### THE EXERCISE
Check every line of the data below for the string "page", and copy the ones that hold it.

### COLLECTED DATA
>>>

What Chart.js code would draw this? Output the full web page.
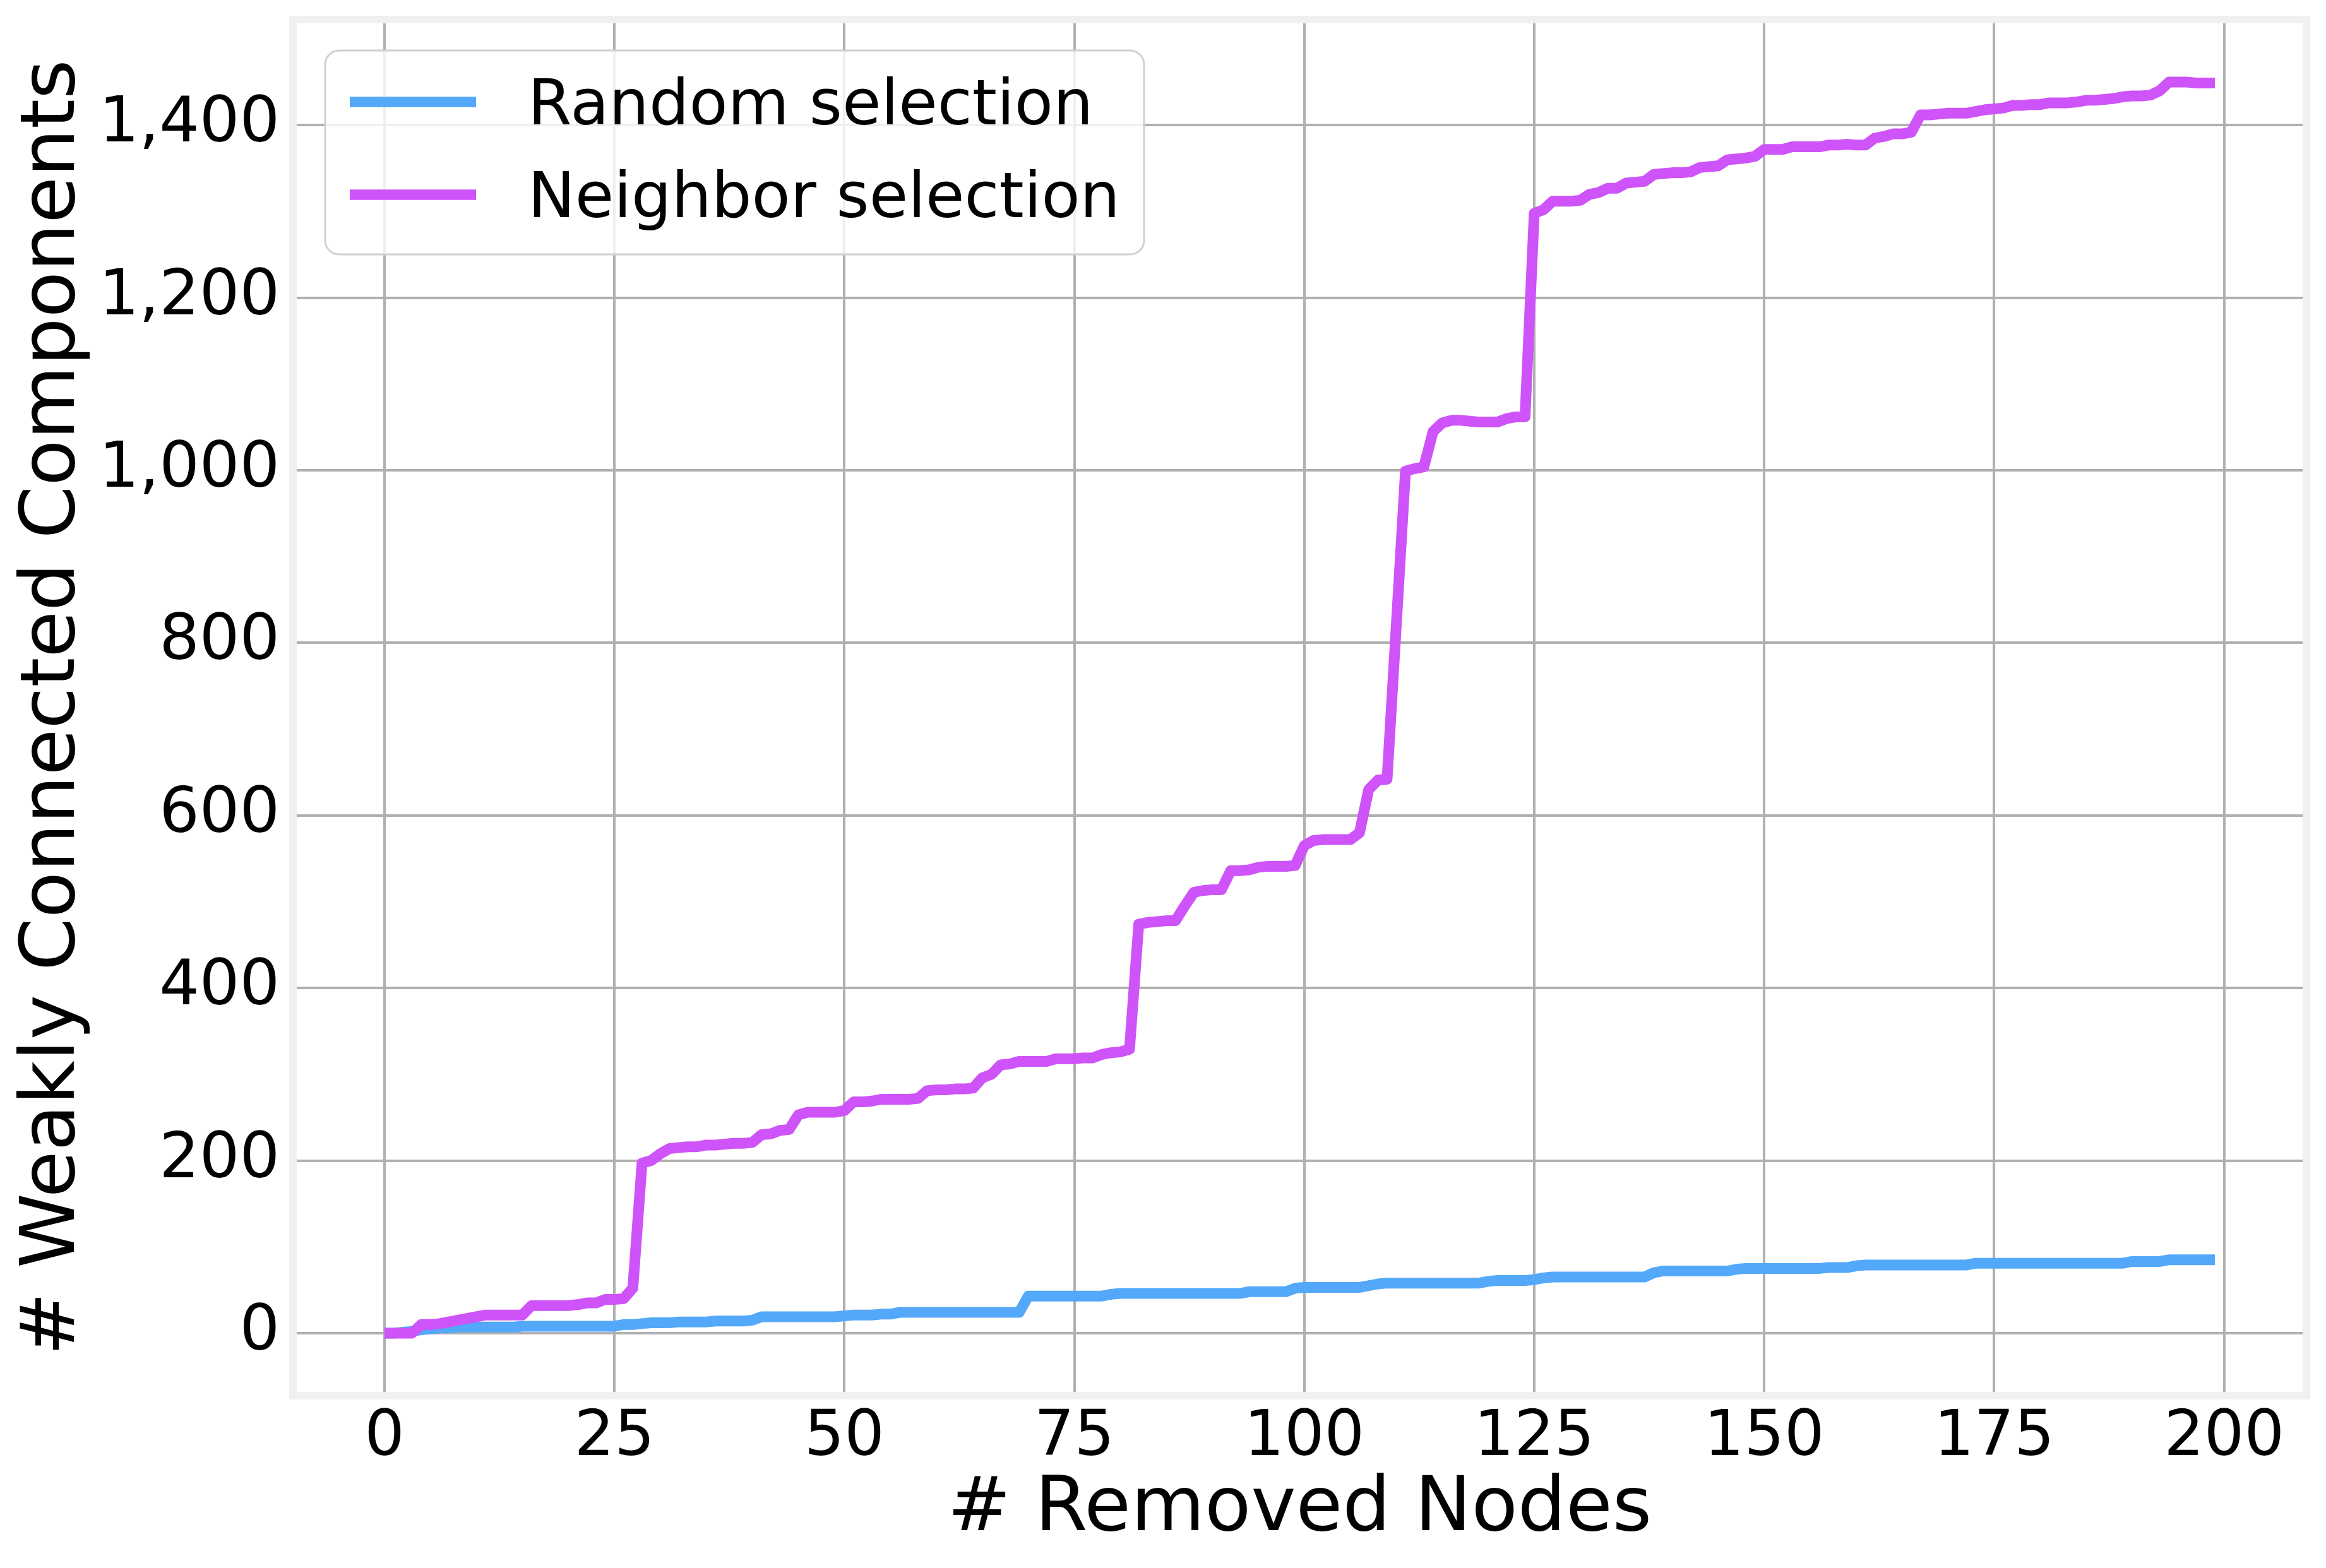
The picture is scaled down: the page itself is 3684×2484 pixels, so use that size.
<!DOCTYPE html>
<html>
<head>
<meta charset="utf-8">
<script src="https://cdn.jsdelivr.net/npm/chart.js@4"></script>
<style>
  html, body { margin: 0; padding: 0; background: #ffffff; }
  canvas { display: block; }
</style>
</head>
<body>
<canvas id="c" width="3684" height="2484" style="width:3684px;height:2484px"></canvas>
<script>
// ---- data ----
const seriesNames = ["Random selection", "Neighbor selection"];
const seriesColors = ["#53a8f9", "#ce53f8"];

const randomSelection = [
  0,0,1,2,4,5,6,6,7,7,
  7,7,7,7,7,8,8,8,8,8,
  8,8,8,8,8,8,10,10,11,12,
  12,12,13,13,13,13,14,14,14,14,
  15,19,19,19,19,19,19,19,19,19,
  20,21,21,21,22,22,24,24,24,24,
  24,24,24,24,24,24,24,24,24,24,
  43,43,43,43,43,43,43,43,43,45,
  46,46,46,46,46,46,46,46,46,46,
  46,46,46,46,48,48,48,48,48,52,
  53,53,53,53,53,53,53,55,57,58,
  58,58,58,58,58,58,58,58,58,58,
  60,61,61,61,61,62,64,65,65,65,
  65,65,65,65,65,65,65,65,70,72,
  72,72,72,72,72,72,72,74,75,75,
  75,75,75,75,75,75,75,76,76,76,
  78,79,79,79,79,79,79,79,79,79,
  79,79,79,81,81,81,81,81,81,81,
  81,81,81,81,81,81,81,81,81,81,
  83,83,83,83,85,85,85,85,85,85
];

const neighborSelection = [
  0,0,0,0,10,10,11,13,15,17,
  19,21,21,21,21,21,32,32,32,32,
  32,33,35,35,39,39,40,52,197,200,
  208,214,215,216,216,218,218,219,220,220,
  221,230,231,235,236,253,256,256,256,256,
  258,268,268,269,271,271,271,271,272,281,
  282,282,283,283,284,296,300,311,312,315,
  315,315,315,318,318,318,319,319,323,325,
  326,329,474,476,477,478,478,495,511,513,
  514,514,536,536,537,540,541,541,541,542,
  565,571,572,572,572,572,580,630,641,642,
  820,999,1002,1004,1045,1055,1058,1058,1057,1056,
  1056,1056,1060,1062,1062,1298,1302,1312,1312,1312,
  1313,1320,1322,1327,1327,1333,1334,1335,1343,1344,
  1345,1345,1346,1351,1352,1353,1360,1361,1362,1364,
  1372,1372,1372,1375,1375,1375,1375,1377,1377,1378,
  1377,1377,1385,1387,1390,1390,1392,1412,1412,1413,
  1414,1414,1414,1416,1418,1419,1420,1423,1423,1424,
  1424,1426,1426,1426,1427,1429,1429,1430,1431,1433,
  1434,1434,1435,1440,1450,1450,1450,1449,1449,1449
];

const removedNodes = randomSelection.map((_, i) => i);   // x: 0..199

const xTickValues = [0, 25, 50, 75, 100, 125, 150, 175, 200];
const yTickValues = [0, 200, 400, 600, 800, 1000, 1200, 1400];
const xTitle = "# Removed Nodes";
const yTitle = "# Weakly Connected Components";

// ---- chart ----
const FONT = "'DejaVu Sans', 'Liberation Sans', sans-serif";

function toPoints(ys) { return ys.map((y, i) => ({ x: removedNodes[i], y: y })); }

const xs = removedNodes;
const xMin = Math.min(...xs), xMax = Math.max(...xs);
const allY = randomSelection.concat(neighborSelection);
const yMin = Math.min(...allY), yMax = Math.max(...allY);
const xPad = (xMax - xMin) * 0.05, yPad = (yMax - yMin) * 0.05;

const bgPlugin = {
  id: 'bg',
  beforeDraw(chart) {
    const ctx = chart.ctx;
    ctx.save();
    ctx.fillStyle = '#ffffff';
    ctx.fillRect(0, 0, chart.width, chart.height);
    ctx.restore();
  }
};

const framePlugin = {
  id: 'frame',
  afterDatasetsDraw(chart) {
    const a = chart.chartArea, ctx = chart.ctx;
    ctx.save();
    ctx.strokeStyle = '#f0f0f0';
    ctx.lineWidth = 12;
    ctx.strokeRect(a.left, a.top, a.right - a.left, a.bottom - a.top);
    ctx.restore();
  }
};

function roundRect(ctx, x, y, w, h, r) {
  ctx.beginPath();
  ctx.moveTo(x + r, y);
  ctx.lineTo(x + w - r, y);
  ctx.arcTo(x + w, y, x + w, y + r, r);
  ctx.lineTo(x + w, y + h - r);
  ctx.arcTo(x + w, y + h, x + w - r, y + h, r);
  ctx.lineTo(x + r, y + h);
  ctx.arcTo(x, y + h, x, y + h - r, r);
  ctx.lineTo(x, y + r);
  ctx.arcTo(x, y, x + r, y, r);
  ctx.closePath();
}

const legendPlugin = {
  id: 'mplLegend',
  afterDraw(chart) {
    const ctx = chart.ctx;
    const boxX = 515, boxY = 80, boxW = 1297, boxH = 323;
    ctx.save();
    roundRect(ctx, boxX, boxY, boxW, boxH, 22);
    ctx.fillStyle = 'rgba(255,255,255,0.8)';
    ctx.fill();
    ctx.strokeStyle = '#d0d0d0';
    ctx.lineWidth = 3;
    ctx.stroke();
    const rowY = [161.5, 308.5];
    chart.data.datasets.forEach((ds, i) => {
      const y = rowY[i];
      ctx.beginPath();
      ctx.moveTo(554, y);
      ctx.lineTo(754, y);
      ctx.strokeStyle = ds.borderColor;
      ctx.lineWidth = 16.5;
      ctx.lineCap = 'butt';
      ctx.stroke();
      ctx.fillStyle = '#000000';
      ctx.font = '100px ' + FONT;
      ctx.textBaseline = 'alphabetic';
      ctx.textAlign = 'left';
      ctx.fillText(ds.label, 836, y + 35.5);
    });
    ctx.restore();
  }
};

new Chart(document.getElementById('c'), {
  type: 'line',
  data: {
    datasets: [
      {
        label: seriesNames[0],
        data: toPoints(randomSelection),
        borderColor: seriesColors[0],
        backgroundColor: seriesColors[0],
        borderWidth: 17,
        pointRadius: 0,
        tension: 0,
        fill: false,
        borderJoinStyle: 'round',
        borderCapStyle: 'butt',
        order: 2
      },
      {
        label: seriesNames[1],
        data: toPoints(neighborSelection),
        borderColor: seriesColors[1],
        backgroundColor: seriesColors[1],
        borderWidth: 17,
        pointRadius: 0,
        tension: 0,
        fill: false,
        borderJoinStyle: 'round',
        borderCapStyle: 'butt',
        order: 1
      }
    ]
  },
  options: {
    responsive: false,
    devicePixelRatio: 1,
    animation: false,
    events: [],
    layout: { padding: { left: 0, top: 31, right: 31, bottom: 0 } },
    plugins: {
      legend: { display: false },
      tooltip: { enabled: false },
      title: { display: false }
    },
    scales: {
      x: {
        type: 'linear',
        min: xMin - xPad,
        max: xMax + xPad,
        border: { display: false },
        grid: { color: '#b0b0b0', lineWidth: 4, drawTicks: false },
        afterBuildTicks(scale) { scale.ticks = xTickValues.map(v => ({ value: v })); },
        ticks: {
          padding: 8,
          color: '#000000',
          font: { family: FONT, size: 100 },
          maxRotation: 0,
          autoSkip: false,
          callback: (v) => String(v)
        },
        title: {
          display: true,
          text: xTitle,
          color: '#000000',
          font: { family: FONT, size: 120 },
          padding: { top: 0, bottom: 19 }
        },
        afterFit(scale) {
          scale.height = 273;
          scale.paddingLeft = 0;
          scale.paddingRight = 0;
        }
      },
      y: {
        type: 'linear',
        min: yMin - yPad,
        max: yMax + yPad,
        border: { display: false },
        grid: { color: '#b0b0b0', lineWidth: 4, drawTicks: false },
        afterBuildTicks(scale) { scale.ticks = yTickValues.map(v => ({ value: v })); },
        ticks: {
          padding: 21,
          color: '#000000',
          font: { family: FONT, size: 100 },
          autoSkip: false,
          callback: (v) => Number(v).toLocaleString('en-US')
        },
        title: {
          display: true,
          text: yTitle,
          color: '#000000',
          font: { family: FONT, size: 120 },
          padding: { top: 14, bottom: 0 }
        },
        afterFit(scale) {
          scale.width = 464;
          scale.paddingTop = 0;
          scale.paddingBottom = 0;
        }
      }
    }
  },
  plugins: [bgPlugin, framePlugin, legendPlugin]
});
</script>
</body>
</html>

<<<

### FULL RESPONSE
What Chart.js code would draw this? Output the full web page.
The picture is scaled down: the page itself is 3684×2484 pixels, so use that size.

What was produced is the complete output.